[Data shown]
####

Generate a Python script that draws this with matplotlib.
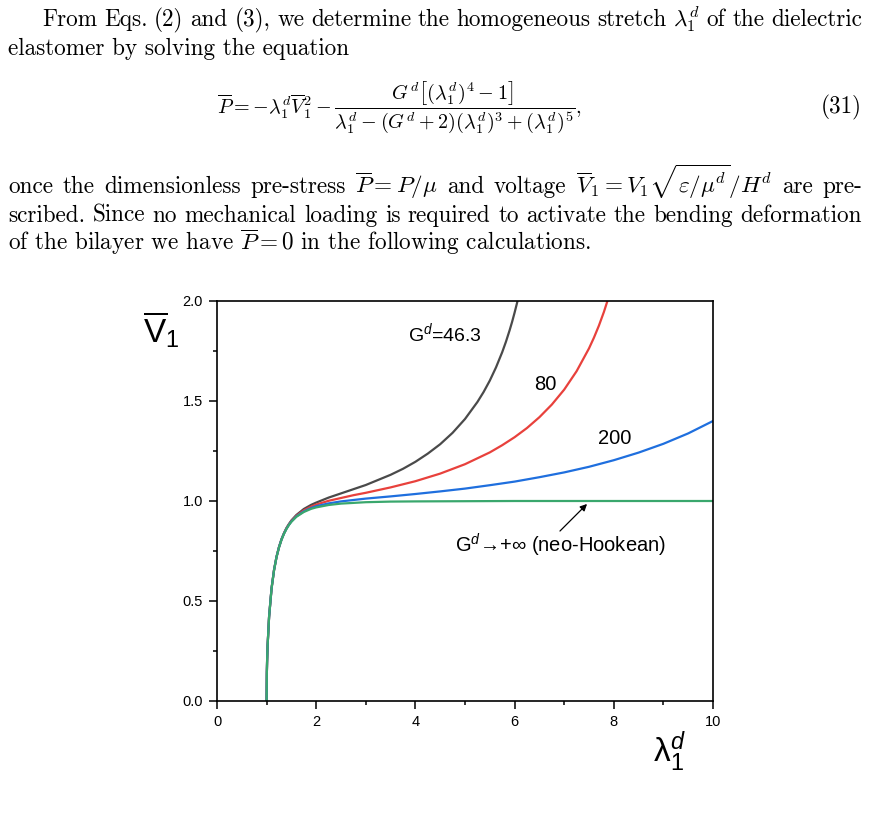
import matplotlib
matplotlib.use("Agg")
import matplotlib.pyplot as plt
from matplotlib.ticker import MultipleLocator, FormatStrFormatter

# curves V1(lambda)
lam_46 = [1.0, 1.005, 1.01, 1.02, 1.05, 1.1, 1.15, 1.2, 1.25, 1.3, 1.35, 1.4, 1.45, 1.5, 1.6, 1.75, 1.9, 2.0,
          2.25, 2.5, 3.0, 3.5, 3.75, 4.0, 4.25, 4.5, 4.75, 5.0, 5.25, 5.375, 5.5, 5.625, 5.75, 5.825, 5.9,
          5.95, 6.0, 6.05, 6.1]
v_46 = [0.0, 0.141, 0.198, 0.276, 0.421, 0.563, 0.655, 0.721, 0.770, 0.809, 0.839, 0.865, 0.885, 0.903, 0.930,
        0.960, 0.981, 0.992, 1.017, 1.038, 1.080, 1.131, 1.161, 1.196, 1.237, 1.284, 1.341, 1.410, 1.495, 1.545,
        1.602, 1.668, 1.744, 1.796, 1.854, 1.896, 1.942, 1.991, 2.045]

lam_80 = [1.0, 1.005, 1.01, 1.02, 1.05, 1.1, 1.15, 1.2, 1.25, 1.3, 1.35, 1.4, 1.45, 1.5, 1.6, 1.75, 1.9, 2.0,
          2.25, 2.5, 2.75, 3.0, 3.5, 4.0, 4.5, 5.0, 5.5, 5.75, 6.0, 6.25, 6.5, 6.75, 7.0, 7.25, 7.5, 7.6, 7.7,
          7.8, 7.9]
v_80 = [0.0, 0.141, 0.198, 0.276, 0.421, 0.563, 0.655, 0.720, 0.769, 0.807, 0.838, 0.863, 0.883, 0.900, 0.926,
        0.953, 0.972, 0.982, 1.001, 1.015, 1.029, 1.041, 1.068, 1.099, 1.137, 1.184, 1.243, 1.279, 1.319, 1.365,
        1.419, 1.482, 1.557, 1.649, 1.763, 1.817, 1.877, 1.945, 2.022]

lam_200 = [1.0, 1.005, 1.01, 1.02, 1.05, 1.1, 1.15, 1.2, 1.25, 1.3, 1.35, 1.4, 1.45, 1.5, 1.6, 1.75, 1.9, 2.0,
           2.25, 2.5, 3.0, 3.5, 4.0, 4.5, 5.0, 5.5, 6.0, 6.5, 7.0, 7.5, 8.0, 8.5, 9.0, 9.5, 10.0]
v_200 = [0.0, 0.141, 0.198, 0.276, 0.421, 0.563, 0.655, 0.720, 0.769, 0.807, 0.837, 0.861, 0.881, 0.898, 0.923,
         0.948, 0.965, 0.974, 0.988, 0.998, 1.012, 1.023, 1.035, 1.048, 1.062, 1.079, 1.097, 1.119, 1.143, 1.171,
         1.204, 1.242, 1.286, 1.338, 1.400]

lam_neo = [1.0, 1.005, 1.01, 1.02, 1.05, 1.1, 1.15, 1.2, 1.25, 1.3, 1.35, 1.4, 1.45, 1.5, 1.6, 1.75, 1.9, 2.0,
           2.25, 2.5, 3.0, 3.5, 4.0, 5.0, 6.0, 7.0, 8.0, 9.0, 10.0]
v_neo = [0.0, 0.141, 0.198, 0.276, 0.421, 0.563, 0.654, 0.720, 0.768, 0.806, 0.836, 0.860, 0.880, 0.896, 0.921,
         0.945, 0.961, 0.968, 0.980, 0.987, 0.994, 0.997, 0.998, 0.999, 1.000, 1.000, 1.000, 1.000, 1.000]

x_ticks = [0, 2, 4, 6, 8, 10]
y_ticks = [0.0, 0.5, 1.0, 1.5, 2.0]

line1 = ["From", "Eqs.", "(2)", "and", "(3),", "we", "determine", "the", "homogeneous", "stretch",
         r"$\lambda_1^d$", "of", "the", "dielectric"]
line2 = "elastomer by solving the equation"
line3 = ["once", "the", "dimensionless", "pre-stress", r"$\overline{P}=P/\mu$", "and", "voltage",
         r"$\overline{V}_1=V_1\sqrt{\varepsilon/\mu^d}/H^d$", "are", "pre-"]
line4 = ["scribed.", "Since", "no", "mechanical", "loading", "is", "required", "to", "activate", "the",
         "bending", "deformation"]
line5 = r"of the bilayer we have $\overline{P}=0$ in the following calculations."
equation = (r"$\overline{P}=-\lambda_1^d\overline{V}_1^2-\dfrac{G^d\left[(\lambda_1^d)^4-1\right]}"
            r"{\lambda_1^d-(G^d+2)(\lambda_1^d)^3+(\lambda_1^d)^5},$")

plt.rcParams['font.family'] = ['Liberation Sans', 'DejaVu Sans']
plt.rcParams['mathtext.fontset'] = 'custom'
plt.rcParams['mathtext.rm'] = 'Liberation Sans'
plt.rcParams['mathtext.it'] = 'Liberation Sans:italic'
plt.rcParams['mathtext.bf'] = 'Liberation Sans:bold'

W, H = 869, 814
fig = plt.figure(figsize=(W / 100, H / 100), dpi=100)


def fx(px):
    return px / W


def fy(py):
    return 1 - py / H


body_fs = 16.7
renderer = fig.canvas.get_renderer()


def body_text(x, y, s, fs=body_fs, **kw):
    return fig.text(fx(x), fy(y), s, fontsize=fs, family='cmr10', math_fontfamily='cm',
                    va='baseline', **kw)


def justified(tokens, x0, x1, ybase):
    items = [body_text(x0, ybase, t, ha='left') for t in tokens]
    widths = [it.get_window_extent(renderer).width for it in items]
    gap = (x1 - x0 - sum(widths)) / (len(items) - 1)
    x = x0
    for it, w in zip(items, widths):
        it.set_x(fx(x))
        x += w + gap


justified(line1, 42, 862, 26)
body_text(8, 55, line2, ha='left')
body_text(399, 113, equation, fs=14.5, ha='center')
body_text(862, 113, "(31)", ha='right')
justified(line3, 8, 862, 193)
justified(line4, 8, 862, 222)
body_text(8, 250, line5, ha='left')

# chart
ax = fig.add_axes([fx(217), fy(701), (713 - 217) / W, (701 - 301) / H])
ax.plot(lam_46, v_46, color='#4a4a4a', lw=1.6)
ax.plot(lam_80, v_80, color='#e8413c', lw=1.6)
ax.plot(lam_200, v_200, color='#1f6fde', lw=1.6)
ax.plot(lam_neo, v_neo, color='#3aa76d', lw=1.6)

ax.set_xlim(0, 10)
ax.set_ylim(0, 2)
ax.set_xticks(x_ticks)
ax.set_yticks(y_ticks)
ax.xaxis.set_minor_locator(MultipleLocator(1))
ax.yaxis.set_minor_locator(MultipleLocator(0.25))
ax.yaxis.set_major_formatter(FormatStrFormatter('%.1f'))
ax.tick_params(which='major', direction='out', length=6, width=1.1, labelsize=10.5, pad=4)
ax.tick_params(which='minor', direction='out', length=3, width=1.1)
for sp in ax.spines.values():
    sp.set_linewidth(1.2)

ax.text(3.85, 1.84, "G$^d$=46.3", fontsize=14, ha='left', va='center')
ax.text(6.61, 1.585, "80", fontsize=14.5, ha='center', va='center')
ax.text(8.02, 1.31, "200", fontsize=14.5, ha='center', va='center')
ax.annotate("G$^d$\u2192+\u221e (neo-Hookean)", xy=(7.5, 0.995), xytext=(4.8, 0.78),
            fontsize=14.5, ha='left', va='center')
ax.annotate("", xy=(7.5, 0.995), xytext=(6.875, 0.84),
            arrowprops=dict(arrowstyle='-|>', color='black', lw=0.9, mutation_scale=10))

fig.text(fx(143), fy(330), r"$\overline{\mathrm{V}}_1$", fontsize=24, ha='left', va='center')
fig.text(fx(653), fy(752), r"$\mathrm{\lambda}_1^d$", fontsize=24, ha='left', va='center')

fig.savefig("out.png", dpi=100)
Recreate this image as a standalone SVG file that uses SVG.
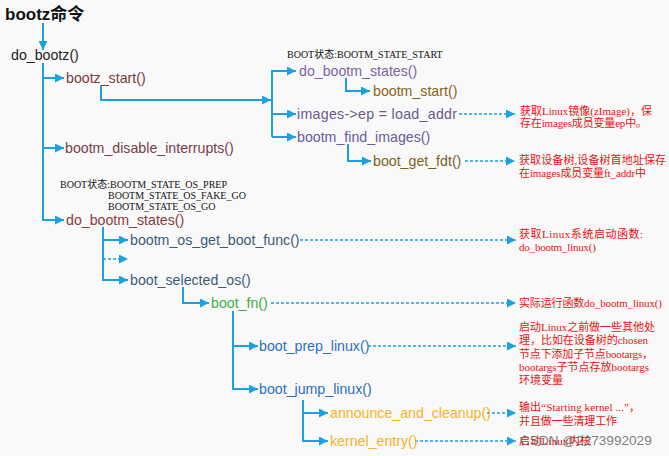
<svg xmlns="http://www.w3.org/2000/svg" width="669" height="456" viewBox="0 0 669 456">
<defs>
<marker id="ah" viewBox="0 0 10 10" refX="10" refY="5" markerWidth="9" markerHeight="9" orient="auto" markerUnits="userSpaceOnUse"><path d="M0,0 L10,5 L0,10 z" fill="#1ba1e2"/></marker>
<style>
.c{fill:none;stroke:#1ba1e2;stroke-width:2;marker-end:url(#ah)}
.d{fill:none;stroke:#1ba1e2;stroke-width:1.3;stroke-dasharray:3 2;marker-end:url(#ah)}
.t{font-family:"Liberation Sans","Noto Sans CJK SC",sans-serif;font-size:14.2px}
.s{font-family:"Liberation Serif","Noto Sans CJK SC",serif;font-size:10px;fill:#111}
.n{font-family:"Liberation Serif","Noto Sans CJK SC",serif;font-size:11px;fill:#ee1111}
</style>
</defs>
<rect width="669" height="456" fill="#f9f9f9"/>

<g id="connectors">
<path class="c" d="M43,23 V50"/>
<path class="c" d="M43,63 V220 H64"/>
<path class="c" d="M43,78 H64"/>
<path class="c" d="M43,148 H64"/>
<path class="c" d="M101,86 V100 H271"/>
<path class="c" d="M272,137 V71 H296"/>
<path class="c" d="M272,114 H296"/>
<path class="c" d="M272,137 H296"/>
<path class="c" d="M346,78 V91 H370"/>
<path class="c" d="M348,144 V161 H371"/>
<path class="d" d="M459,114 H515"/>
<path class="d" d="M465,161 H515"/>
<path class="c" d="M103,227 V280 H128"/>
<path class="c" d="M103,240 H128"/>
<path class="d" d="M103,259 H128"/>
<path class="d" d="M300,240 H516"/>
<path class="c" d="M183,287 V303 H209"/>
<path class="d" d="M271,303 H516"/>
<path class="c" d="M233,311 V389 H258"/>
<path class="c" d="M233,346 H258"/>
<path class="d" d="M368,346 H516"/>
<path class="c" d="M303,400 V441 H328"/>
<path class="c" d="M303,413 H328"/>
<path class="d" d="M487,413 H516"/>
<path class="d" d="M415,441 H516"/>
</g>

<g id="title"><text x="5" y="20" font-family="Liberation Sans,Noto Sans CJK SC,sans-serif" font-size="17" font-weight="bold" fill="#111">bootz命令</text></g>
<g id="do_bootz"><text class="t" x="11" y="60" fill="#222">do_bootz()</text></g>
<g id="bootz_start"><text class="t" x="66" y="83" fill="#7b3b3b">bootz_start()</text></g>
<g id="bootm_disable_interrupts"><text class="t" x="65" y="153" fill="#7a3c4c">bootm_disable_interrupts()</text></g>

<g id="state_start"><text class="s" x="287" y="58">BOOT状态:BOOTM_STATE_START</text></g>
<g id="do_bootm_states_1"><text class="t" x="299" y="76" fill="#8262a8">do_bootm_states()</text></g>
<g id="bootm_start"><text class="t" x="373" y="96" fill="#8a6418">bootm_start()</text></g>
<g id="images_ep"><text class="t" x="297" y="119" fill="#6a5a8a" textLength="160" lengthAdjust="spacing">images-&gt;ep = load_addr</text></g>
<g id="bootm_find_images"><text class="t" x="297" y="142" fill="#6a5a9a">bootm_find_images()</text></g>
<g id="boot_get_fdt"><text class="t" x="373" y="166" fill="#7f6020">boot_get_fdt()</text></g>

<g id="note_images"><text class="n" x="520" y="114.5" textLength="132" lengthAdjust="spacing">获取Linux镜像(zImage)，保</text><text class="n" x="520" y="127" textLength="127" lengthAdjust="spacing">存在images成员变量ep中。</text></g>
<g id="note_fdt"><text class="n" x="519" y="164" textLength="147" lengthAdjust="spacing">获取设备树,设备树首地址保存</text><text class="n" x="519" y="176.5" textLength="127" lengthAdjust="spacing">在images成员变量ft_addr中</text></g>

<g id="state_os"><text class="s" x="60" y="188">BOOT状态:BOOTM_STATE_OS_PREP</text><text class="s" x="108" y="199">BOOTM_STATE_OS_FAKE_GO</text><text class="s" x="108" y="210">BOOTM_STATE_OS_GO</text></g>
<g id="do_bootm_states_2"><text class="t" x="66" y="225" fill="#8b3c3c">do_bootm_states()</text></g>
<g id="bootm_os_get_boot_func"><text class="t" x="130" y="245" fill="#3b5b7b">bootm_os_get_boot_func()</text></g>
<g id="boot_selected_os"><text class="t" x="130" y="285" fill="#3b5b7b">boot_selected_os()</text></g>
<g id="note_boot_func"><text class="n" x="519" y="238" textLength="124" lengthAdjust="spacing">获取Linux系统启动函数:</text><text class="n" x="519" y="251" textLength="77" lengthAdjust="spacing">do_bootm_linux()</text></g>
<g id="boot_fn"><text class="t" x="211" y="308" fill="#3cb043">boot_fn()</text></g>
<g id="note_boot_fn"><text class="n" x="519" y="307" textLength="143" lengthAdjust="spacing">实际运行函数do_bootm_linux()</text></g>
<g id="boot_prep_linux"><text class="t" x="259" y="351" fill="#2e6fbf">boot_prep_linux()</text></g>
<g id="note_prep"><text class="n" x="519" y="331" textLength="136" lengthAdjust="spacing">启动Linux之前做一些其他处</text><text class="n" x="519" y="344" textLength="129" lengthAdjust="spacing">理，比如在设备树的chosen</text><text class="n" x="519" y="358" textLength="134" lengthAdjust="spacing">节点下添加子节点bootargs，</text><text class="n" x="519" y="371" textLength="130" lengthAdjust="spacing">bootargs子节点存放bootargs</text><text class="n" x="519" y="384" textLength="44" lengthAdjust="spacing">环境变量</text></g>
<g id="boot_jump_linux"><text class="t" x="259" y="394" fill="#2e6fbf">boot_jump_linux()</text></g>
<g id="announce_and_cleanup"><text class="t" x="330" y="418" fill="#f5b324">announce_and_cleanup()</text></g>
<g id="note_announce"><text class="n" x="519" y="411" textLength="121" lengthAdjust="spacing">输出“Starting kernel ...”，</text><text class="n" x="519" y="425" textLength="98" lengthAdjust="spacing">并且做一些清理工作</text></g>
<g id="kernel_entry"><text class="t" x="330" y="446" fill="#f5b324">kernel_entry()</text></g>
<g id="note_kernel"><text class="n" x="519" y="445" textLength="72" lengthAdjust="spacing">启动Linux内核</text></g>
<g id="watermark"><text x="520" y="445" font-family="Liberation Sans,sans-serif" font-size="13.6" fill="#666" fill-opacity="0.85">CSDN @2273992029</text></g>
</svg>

####

[Task instructions]
Write out exactly the lines between the start of the data and the line with "1.602, 1.668, 1.744, 1.796, 1.854, 1.896, 1.942, 1.991, 2.045]", including both, but none of the pictures.

[Task solution]
Generate a Python script that draws this with matplotlib.
import matplotlib
matplotlib.use("Agg")
import matplotlib.pyplot as plt
from matplotlib.ticker import MultipleLocator, FormatStrFormatter

# curves V1(lambda)
lam_46 = [1.0, 1.005, 1.01, 1.02, 1.05, 1.1, 1.15, 1.2, 1.25, 1.3, 1.35, 1.4, 1.45, 1.5, 1.6, 1.75, 1.9, 2.0,
          2.25, 2.5, 3.0, 3.5, 3.75, 4.0, 4.25, 4.5, 4.75, 5.0, 5.25, 5.375, 5.5, 5.625, 5.75, 5.825, 5.9,
          5.95, 6.0, 6.05, 6.1]
v_46 = [0.0, 0.141, 0.198, 0.276, 0.421, 0.563, 0.655, 0.721, 0.770, 0.809, 0.839, 0.865, 0.885, 0.903, 0.930,
        0.960, 0.981, 0.992, 1.017, 1.038, 1.080, 1.131, 1.161, 1.196, 1.237, 1.284, 1.341, 1.410, 1.495, 1.545,
        1.602, 1.668, 1.744, 1.796, 1.854, 1.896, 1.942, 1.991, 2.045]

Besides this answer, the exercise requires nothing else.